### YOUR TASK
Below this line are records; write out exactly the lines from the one containing "Generate a web" through the one containing "const langYTicks = [0, 1, 2, 3, 4];", with the pictures left out.
BEGIN INPUT DATA
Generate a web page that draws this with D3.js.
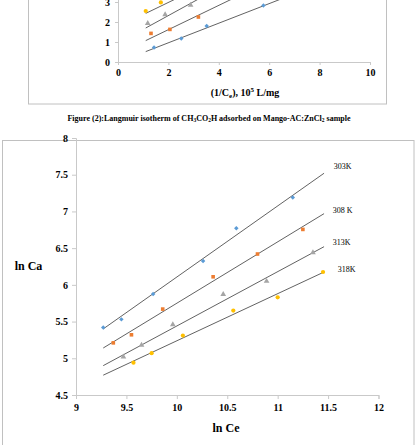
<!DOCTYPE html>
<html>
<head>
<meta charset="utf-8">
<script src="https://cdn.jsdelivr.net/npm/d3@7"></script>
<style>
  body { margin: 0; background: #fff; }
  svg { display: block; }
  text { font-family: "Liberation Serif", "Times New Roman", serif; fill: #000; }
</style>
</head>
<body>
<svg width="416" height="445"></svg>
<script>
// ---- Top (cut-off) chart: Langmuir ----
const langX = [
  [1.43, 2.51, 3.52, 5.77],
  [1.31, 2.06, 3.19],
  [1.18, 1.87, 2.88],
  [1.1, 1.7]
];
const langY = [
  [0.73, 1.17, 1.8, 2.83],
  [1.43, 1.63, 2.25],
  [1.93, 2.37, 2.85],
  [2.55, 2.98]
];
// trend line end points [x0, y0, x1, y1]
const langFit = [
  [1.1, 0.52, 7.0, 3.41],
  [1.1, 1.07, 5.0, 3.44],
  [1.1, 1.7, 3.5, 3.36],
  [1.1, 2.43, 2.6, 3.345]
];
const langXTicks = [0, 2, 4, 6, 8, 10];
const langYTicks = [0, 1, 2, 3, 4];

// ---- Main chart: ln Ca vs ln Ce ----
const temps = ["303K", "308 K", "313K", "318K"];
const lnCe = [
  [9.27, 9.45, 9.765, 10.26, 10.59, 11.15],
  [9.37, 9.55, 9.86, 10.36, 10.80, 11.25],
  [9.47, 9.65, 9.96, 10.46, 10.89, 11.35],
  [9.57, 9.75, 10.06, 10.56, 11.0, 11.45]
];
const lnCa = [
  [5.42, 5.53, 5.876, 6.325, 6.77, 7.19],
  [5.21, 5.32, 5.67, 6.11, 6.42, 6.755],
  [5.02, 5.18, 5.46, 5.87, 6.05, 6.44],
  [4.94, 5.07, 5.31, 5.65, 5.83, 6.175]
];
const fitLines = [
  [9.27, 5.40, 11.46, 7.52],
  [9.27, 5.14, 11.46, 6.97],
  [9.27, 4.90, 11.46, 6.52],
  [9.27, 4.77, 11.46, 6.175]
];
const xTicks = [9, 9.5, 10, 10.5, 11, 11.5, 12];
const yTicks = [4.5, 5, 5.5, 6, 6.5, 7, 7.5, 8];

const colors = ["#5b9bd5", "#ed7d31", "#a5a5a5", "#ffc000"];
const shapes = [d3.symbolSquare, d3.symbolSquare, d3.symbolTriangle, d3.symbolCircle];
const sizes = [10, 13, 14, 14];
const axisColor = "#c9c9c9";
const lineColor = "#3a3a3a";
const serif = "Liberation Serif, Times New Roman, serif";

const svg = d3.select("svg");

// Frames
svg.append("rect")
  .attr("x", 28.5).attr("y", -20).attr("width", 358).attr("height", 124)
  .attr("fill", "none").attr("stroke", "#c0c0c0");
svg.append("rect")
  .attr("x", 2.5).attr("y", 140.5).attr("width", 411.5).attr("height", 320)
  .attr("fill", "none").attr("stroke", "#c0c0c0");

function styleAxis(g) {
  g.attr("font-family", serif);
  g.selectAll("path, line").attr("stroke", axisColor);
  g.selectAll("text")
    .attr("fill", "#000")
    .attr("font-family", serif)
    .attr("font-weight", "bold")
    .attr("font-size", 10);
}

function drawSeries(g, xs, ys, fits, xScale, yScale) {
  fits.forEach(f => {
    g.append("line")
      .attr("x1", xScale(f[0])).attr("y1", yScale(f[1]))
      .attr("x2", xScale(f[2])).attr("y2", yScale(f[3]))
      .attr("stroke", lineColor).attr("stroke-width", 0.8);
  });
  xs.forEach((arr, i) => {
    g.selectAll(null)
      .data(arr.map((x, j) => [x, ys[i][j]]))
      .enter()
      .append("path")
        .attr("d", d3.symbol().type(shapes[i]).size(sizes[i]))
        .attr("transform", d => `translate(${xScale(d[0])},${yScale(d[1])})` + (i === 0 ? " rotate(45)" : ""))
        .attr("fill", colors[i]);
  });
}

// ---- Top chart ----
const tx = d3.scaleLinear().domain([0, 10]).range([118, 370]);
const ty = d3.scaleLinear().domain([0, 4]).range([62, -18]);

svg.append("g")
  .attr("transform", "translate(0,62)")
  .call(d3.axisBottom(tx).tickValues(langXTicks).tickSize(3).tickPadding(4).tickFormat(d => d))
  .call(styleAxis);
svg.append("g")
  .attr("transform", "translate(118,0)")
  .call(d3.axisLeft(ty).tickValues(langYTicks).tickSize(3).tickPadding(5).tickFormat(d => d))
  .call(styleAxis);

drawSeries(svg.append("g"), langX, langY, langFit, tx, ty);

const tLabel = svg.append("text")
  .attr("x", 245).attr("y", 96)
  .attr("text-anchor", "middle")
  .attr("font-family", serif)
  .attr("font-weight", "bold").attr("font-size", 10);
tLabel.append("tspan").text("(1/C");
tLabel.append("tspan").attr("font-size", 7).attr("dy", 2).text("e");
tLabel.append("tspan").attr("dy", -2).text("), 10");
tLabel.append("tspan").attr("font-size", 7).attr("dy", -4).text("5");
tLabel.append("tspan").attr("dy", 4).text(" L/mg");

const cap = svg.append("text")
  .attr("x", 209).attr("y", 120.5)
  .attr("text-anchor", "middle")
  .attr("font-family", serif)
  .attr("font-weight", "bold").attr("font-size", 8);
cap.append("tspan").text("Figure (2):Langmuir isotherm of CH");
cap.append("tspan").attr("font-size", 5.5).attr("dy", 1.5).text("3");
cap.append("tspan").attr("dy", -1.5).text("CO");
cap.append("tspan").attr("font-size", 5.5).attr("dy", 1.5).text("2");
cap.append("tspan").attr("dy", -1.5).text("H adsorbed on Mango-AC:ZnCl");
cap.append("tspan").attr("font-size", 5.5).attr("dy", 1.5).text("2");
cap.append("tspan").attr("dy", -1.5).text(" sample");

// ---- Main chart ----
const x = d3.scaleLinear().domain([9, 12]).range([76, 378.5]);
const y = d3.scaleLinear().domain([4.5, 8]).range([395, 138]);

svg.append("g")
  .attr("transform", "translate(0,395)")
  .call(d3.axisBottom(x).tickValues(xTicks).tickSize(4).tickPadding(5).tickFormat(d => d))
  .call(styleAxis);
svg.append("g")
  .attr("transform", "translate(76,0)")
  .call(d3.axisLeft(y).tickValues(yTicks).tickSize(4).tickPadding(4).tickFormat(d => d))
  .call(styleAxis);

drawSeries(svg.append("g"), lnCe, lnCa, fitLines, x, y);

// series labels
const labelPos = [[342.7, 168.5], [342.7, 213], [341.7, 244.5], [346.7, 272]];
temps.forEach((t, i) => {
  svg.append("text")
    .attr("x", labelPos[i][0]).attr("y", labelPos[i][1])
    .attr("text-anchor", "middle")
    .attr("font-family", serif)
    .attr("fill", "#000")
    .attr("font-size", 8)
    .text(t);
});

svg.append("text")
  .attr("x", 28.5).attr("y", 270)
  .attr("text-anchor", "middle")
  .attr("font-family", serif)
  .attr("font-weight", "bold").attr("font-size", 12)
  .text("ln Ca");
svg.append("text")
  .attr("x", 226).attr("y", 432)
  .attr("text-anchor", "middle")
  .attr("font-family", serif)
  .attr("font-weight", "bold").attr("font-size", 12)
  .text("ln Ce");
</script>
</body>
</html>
END INPUT DATA
BEGIN INPUT DATA
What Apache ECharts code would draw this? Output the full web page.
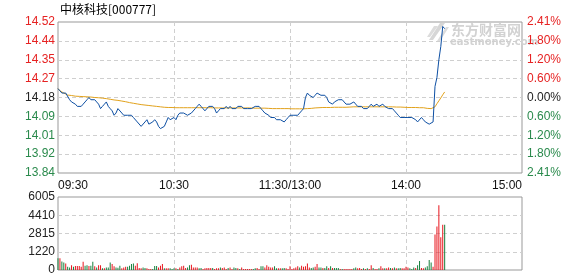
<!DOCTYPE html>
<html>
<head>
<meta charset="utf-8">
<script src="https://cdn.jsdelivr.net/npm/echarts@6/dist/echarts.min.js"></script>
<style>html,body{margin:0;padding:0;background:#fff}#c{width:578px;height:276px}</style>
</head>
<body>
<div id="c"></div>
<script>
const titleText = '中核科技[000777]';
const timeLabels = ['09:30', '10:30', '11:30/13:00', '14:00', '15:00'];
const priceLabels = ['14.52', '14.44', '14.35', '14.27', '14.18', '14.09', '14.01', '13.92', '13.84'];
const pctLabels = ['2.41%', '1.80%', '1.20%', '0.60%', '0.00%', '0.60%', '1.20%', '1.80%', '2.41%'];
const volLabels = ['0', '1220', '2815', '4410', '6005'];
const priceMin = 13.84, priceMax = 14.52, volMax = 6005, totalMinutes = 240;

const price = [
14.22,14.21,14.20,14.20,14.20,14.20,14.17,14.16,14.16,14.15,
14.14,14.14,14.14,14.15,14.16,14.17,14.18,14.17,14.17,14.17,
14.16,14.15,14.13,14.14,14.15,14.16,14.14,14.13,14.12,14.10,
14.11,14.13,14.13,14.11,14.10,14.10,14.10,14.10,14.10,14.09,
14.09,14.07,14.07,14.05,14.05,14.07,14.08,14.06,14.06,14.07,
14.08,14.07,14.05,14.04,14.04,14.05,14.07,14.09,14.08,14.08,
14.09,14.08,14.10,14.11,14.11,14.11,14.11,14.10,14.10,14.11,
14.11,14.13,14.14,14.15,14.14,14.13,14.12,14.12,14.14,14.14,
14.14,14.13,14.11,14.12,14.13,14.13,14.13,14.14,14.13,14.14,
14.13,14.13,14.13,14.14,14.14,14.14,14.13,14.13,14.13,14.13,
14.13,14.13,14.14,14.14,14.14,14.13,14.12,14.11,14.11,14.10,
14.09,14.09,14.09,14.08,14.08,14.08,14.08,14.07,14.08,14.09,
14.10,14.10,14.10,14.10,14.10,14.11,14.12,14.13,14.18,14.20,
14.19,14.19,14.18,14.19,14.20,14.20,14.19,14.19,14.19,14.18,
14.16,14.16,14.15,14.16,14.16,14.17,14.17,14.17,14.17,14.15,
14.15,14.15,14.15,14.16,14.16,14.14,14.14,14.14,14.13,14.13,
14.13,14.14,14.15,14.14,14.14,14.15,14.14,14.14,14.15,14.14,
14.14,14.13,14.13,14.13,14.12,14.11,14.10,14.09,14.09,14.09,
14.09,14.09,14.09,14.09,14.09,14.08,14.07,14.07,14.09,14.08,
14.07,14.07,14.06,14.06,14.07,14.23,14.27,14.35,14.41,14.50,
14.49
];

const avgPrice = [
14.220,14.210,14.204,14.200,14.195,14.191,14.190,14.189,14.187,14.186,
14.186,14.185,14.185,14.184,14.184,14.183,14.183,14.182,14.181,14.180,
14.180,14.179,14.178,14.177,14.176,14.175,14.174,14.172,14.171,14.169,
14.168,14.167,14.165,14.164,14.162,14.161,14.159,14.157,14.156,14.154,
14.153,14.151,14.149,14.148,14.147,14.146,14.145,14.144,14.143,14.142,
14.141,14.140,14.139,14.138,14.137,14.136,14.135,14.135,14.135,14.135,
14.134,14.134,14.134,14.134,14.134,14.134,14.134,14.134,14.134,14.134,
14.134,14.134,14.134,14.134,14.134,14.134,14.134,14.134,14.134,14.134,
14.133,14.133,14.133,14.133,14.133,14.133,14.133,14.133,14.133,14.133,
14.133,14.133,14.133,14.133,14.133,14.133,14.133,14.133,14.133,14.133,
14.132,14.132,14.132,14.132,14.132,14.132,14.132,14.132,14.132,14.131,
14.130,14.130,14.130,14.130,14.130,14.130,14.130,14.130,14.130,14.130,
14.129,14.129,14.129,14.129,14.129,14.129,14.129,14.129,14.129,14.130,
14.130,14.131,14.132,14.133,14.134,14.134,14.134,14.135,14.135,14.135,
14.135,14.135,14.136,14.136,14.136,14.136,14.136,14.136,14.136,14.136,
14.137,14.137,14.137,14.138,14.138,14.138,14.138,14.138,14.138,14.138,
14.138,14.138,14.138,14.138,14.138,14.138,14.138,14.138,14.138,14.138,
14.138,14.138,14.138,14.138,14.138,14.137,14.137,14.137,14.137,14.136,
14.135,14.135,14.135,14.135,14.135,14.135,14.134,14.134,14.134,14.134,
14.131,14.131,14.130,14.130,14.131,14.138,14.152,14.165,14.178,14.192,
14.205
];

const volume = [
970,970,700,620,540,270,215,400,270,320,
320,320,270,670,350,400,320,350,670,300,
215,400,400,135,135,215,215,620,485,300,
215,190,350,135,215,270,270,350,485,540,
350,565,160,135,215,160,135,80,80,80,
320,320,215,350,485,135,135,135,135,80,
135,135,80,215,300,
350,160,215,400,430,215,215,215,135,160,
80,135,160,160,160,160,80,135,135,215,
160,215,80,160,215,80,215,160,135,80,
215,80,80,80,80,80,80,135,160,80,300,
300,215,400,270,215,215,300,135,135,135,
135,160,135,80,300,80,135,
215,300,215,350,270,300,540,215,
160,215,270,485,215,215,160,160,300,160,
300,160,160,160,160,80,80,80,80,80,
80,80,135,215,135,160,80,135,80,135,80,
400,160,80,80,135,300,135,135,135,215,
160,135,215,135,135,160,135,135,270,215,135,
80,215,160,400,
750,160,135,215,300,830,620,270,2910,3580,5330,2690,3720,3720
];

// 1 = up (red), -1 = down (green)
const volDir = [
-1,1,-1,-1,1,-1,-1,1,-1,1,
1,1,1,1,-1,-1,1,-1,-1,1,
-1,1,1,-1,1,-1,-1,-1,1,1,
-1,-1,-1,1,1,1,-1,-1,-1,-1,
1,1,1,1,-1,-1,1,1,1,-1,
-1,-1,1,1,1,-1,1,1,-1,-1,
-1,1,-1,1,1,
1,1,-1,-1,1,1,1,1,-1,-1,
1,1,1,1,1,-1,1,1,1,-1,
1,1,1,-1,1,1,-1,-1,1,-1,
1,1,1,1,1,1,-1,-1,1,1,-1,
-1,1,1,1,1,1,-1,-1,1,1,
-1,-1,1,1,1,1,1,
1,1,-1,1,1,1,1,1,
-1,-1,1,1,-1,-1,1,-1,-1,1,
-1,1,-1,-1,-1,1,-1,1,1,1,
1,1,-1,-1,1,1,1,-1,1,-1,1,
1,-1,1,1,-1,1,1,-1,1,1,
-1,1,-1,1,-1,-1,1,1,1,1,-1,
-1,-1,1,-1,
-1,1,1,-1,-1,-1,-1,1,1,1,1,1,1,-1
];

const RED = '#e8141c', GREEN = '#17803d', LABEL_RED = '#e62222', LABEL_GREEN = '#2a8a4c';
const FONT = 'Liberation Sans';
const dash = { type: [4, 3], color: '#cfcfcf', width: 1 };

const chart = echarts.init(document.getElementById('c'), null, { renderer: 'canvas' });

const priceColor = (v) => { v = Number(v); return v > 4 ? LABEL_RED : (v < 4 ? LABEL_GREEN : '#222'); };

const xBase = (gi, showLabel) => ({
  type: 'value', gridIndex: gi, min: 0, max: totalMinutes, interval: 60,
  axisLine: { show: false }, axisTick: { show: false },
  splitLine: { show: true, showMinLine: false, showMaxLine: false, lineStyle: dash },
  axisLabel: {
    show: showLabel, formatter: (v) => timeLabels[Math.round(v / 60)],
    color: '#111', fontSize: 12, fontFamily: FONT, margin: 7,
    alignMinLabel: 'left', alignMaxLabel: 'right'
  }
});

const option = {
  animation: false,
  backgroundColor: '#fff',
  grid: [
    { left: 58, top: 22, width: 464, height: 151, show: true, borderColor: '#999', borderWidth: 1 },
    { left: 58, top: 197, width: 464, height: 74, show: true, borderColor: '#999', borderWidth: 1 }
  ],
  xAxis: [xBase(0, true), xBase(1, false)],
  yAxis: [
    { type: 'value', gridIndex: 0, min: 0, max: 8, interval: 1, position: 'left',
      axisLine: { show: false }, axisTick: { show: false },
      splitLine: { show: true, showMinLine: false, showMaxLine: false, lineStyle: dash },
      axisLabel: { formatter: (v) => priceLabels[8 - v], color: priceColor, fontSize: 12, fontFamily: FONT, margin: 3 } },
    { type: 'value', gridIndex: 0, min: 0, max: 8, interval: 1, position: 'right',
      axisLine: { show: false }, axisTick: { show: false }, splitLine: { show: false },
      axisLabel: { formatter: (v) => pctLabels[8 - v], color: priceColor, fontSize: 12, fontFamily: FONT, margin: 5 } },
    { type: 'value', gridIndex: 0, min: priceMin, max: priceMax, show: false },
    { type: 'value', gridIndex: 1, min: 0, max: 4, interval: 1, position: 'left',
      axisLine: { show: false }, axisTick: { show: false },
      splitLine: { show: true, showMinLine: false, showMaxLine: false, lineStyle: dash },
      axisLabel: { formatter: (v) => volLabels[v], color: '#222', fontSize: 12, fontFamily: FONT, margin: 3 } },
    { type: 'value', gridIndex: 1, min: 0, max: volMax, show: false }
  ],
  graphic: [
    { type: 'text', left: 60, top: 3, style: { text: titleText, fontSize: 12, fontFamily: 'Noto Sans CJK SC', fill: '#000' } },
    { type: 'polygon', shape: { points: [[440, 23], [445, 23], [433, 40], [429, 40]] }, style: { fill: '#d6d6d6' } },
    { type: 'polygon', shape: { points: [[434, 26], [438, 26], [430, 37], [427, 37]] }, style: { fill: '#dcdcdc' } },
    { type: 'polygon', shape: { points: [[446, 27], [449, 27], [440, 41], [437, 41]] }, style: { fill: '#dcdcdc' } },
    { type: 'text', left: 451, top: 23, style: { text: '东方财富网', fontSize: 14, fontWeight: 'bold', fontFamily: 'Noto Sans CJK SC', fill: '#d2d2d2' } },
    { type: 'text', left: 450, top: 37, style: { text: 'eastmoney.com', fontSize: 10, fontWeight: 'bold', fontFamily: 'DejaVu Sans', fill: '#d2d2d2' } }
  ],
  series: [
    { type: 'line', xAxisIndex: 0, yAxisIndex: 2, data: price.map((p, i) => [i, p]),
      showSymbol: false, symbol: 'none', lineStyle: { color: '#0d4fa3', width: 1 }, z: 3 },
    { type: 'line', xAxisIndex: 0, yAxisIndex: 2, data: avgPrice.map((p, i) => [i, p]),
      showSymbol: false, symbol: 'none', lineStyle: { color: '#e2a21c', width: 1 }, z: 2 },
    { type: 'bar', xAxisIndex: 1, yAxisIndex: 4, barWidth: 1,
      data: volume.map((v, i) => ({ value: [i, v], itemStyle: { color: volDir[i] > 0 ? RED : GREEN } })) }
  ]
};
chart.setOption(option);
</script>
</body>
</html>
END INPUT DATA
### TASK OUTPUT
Generate a web page that draws this with D3.js.
<!DOCTYPE html>
<html>
<head>
<meta charset="utf-8">
<script src="https://cdn.jsdelivr.net/npm/d3@7"></script>
<style>
  body { margin: 0; background: #fff; }
  svg { display: block; }
  text { font-family: "Liberation Serif", "Times New Roman", serif; fill: #000; }
</style>
</head>
<body>
<svg width="416" height="445"></svg>
<script>
// ---- Top (cut-off) chart: Langmuir ----
const langX = [
  [1.43, 2.51, 3.52, 5.77],
  [1.31, 2.06, 3.19],
  [1.18, 1.87, 2.88],
  [1.1, 1.7]
];
const langY = [
  [0.73, 1.17, 1.8, 2.83],
  [1.43, 1.63, 2.25],
  [1.93, 2.37, 2.85],
  [2.55, 2.98]
];
// trend line end points [x0, y0, x1, y1]
const langFit = [
  [1.1, 0.52, 7.0, 3.41],
  [1.1, 1.07, 5.0, 3.44],
  [1.1, 1.7, 3.5, 3.36],
  [1.1, 2.43, 2.6, 3.345]
];
const langXTicks = [0, 2, 4, 6, 8, 10];
const langYTicks = [0, 1, 2, 3, 4];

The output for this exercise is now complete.